**Short problem:** Report all lines from the entries below in which "this" appears.

**Recorded information:**

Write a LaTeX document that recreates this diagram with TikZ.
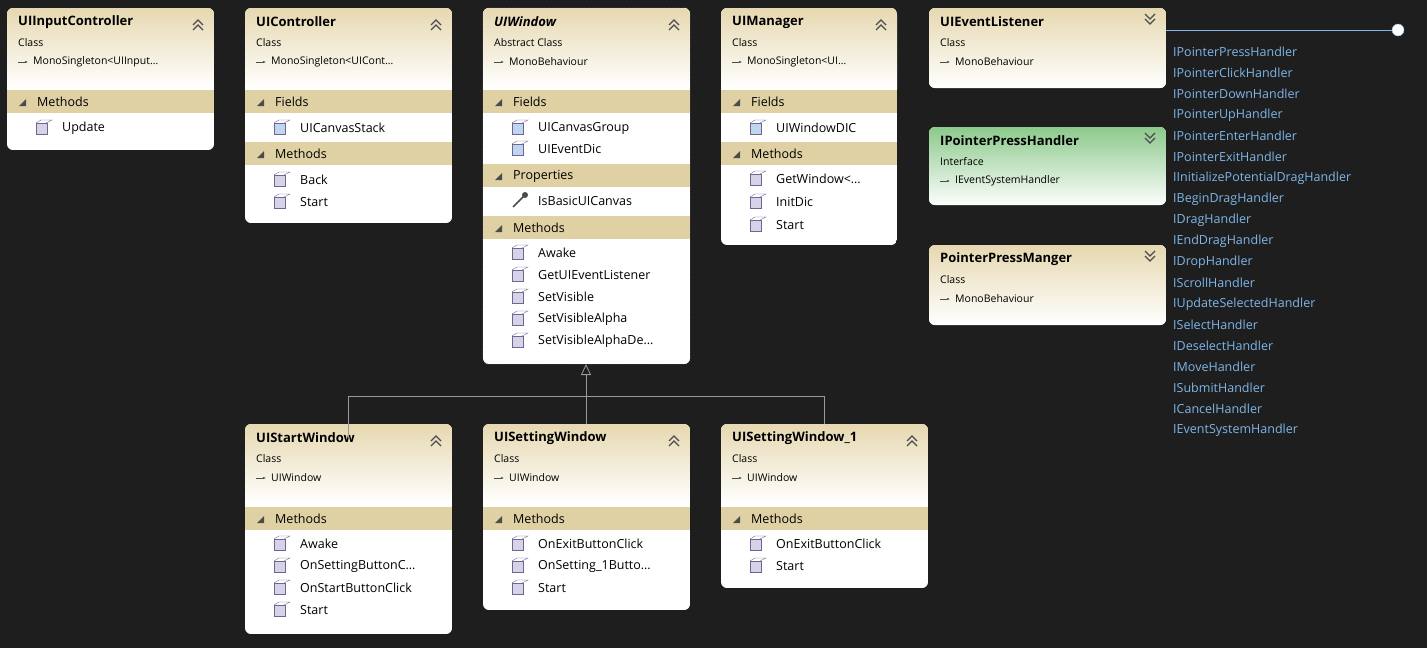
* * *
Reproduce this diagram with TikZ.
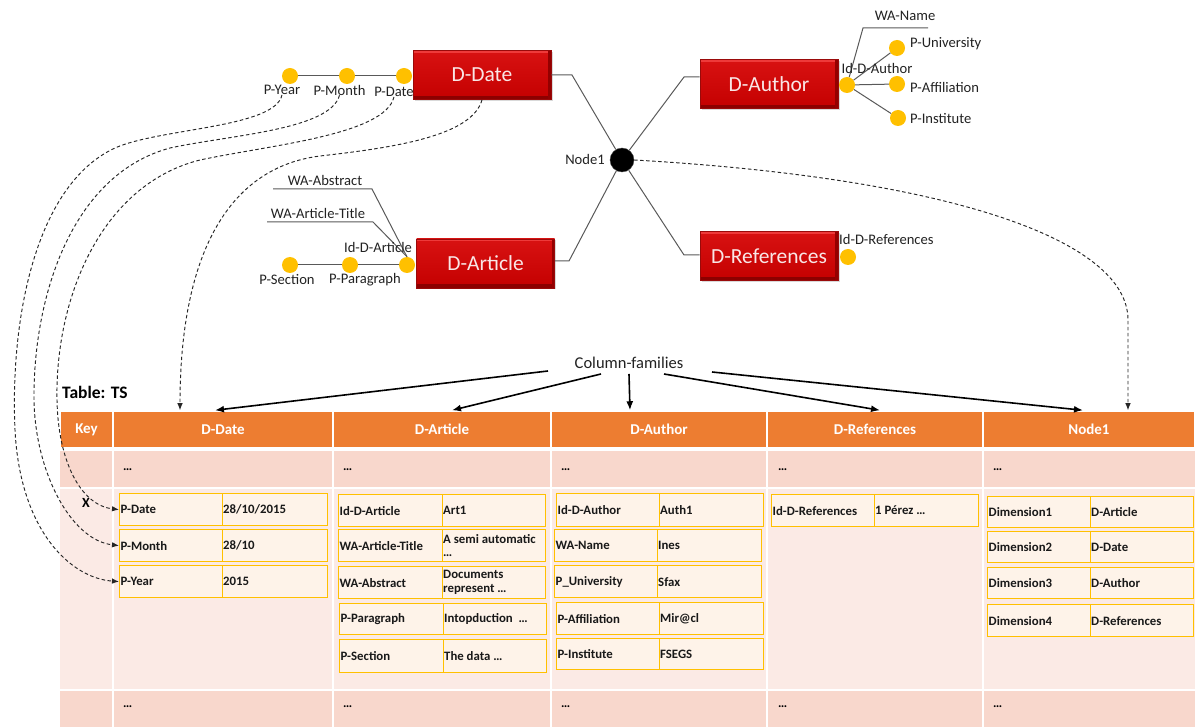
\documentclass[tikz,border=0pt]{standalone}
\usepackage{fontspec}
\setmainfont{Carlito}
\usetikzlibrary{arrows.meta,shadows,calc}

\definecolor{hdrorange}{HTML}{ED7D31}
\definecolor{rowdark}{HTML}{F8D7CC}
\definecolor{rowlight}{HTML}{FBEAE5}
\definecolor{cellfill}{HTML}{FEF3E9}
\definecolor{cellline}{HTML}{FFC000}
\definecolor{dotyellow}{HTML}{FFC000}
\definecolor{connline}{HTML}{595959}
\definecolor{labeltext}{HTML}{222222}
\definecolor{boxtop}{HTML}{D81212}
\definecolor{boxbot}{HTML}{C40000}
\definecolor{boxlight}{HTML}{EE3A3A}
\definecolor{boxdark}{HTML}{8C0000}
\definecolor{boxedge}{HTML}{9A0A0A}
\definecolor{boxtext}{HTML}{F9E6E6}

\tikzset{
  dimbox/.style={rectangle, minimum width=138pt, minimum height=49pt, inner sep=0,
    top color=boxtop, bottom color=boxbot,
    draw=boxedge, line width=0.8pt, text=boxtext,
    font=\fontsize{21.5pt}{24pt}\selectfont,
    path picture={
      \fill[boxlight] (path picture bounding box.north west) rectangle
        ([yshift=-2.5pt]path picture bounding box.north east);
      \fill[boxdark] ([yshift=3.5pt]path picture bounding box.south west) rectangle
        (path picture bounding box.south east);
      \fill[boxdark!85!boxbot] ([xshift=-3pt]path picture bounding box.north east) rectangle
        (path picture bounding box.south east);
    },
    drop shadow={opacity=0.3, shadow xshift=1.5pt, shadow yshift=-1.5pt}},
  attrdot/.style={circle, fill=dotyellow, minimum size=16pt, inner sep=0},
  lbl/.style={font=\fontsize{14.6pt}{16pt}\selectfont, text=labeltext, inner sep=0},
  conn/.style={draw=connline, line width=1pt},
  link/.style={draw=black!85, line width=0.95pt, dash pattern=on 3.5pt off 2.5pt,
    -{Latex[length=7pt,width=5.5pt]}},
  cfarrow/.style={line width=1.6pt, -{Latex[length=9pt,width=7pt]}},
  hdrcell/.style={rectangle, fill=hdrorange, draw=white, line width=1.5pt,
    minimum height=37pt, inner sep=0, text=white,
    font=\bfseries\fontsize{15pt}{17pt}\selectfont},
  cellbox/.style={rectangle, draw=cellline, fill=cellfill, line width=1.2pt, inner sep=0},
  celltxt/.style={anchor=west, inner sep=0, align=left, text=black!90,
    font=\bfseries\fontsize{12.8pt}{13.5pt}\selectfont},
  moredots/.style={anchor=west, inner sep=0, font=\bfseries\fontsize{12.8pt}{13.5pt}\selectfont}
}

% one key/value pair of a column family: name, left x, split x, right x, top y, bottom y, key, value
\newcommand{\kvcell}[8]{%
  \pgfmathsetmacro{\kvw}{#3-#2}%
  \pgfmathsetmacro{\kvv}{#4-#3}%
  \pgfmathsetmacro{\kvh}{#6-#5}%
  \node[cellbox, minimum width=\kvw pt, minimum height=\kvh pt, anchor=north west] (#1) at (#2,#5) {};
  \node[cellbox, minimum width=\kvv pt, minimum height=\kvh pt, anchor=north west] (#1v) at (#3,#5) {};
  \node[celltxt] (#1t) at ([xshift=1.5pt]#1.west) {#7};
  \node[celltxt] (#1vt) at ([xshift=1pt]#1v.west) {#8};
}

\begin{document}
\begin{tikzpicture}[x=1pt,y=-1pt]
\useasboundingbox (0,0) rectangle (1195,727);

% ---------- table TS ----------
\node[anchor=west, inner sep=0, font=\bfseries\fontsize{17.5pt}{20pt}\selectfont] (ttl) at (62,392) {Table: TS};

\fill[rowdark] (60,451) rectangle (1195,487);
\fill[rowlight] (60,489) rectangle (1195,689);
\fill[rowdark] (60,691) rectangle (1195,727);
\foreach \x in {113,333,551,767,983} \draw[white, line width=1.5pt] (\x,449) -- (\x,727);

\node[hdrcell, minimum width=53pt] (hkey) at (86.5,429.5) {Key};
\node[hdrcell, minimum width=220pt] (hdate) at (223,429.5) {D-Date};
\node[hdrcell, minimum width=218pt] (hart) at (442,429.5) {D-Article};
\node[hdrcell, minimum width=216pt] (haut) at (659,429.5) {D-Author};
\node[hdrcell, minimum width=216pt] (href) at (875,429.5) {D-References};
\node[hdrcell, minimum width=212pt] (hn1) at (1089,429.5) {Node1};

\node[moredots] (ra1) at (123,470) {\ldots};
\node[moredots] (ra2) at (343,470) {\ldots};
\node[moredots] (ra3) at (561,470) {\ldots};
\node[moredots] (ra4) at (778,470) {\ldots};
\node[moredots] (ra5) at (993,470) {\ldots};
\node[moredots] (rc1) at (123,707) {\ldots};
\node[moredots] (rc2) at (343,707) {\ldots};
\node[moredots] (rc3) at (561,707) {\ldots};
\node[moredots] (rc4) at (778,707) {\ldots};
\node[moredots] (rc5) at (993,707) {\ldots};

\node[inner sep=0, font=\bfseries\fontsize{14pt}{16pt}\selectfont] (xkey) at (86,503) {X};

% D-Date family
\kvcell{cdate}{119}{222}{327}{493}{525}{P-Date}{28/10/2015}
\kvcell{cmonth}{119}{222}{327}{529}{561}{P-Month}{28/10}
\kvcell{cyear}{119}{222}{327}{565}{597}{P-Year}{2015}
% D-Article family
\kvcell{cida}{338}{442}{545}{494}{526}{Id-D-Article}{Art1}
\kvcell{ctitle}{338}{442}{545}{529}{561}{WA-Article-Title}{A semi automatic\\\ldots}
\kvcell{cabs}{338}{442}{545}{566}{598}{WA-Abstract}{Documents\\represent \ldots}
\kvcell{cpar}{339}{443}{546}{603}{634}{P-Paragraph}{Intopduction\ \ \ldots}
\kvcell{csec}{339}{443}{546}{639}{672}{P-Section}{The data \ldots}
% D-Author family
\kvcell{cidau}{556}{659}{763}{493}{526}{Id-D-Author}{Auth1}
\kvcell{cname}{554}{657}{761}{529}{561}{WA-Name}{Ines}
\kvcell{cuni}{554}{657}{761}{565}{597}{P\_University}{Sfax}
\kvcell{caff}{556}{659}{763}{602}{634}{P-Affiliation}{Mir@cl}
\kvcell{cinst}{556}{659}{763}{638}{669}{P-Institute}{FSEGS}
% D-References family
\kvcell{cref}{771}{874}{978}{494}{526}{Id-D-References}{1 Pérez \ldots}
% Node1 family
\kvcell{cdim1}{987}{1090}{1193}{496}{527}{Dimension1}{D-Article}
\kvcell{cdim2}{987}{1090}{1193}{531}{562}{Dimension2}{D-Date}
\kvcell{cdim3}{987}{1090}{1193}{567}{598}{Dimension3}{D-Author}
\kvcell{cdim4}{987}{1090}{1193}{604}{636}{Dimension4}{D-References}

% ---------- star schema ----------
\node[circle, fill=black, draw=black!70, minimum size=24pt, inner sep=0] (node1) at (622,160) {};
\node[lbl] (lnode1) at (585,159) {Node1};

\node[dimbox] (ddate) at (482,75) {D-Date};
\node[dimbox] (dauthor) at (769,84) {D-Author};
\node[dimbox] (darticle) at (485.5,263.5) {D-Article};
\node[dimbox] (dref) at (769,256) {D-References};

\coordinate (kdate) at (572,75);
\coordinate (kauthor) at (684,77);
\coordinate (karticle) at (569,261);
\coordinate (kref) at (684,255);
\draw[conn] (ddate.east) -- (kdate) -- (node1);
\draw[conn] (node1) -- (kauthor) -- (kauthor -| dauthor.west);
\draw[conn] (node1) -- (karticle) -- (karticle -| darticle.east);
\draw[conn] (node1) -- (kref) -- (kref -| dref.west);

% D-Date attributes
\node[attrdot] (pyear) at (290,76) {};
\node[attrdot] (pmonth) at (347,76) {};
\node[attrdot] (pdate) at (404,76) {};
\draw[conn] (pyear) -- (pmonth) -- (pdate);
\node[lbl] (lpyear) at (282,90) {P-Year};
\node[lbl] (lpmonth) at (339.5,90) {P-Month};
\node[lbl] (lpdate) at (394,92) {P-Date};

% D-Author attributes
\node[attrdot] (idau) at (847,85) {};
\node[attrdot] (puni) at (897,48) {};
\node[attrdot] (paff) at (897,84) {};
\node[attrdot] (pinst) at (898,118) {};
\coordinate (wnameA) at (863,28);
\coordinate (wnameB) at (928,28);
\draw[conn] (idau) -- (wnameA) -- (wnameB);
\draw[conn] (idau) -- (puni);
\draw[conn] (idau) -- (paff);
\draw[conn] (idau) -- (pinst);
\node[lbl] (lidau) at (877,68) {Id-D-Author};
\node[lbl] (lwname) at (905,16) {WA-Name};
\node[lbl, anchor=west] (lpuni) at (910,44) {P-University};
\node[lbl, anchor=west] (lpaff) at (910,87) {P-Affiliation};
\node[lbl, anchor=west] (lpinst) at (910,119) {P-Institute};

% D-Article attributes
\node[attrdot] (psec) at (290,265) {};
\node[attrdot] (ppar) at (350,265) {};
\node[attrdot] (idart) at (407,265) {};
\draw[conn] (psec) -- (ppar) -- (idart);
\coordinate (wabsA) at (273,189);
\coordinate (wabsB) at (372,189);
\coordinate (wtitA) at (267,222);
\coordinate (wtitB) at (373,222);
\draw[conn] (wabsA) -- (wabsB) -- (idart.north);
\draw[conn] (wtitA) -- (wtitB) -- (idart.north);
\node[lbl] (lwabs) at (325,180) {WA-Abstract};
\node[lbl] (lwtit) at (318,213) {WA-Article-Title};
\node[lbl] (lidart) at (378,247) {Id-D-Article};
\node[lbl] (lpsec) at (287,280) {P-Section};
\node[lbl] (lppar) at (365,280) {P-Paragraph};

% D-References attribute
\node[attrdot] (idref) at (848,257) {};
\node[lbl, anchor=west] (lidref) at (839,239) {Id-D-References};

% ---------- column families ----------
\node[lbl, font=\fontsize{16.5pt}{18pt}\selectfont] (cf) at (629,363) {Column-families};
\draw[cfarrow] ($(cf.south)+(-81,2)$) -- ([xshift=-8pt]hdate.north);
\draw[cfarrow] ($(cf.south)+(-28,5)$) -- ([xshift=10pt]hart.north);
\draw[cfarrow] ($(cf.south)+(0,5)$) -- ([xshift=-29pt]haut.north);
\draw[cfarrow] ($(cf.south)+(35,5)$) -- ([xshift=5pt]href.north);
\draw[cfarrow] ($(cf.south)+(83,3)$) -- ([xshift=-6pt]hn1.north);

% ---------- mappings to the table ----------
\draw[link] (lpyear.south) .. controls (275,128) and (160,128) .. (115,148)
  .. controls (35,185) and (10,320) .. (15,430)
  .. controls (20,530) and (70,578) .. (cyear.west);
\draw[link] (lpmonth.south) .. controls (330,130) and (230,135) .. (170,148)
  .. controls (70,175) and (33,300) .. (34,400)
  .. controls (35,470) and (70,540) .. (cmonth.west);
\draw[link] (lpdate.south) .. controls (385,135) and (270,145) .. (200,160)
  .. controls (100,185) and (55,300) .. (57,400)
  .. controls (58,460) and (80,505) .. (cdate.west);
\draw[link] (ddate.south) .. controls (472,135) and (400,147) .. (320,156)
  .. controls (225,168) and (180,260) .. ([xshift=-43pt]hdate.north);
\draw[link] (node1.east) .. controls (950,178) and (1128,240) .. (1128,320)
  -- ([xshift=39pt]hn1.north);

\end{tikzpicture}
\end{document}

**The response:**
Write a LaTeX document that recreates this diagram with TikZ.
Reproduce this diagram with TikZ.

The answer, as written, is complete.